**Objective**
Write out all the material exactly. Leave nothing out.

>>>>

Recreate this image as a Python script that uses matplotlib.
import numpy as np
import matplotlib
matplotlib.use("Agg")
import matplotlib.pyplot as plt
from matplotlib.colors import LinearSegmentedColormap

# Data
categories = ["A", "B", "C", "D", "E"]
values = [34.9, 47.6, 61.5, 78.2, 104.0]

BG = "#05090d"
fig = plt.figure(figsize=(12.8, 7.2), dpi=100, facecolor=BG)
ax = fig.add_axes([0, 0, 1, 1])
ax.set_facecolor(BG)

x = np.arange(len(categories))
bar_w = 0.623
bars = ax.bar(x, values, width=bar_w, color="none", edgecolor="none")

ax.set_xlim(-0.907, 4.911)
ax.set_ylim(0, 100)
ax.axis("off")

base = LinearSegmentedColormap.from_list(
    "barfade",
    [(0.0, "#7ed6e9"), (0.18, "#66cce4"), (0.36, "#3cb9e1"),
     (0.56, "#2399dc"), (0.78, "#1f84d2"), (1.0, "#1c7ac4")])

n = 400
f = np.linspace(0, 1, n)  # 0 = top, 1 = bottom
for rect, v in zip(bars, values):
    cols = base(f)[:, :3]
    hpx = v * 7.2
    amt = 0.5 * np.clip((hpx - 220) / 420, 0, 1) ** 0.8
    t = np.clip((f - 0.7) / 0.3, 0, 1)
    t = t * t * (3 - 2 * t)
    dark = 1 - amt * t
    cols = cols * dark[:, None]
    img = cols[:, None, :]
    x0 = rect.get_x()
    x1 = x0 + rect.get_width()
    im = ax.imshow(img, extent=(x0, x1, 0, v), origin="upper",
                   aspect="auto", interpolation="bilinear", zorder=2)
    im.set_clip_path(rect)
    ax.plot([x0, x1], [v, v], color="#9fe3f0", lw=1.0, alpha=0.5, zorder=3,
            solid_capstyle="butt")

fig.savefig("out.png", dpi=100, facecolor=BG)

<<<<

**Task response**
Recreate this image as a Python script that uses matplotlib.
import numpy as np
import matplotlib
matplotlib.use("Agg")
import matplotlib.pyplot as plt
from matplotlib.colors import LinearSegmentedColormap

# Data
categories = ["A", "B", "C", "D", "E"]
values = [34.9, 47.6, 61.5, 78.2, 104.0]

BG = "#05090d"
fig = plt.figure(figsize=(12.8, 7.2), dpi=100, facecolor=BG)
ax = fig.add_axes([0, 0, 1, 1])
ax.set_facecolor(BG)

x = np.arange(len(categories))
bar_w = 0.623
bars = ax.bar(x, values, width=bar_w, color="none", edgecolor="none")

ax.set_xlim(-0.907, 4.911)
ax.set_ylim(0, 100)
ax.axis("off")

base = LinearSegmentedColormap.from_list(
    "barfade",
    [(0.0, "#7ed6e9"), (0.18, "#66cce4"), (0.36, "#3cb9e1"),
     (0.56, "#2399dc"), (0.78, "#1f84d2"), (1.0, "#1c7ac4")])

n = 400
f = np.linspace(0, 1, n)  # 0 = top, 1 = bottom
for rect, v in zip(bars, values):
    cols = base(f)[:, :3]
    hpx = v * 7.2
    amt = 0.5 * np.clip((hpx - 220) / 420, 0, 1) ** 0.8
    t = np.clip((f - 0.7) / 0.3, 0, 1)
    t = t * t * (3 - 2 * t)
    dark = 1 - amt * t
    cols = cols * dark[:, None]
    img = cols[:, None, :]
    x0 = rect.get_x()
    x1 = x0 + rect.get_width()
    im = ax.imshow(img, extent=(x0, x1, 0, v), origin="upper",
                   aspect="auto", interpolation="bilinear", zorder=2)
    im.set_clip_path(rect)
    ax.plot([x0, x1], [v, v], color="#9fe3f0", lw=1.0, alpha=0.5, zorder=3,
            solid_capstyle="butt")

fig.savefig("out.png", dpi=100, facecolor=BG)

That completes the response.